Perlu tiga hari aku bergumul, apakah akan mendoakan Kris secara pribadi atau tidak. Sejauh pengenalanku pada Kris, ada beberapa hal dalam dirinya yang masuk dalam kriteria pasangan hidupku. Poin plus karena Kris berani datang jauh dari Surabaya.
Belakangan aku tahu, bahwa tiket keretanya PP kelas eksekutif. Keberaniannya mengungkapkan perjalanan doa dan perasaannya di depanku, menurutku adalah bentuk kerendahan hati. Kalau Kris orang gengsian, pasti ogah datang.

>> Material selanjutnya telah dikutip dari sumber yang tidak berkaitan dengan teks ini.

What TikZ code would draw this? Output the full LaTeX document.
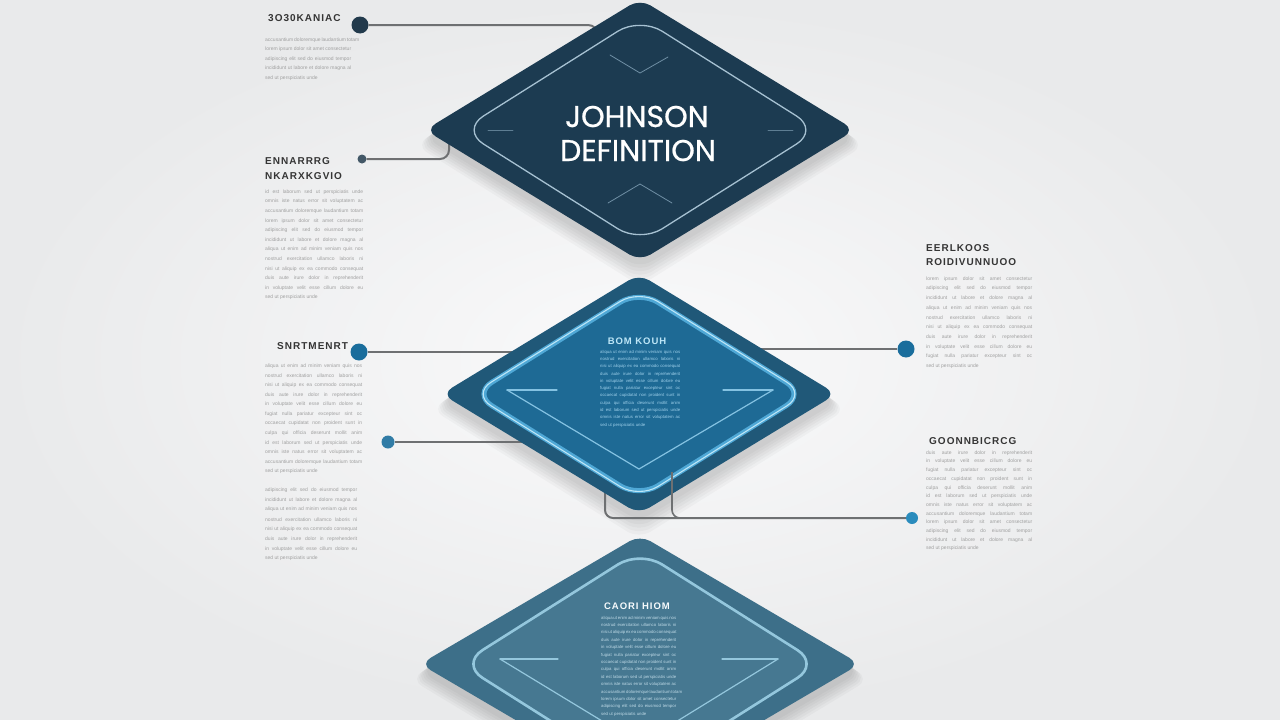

Saat itu, aku dalam kondisi tidak punya apa-apa, bahkan bisa dibilang orang tidak jelas. Pekerjaannya banyak, tapi tidak punya penghasilan tetap. Di Bogor mau ngapain, untuk tujuan apa? Ada pertanyaan demikian yang merongrong dalam diri.
Saat itu, Kris menguatkanku, "Kamu di Bogor untuk satu tujuan yang jelas kok, Yan." Betapa lega hatiku. Ternyata dia mendukung apa yang aku kerjakan selama di Bogor, meskipun mungkin dia tidak sepenuhnya paham untuk tujuan apa.
Yanti mengimani bahwa Tuhan-lah yang membawa Kris ke Bogor. Tidak bisa dijelaskan dengan logika manusia memang. Kurang dari sebulan sejak kedatangan Kris, Tuhan pun menjawab doaku. Kerinduan untuk memiliki pasangan yang menerima dan mendukung apa yang aku kerjakan, dalam suka maupun duka.
Dan orang pertama yang Tuhan kirimkan adalah Kris. Dialah jawaban doa dalam penantianku. Suatu anugerah yang indah dari Tuhan.
Kenapa Kris? Karena Kris dapat melihat dan bahkan mendukung panggilan yang Tuhan taruh dalam hidupku. Dia mau menerimaku bahkan saat aku tak memiliki siapa pun yang memahami kondisiku, kecuali Tuhan tempatku mengadu.
Saat Kris datang menyatakan isi hatinya, sungguh aku merasa bahwa dia adalah utusan Tuhan yang akan menjadi teman seumur hidupku. [RN]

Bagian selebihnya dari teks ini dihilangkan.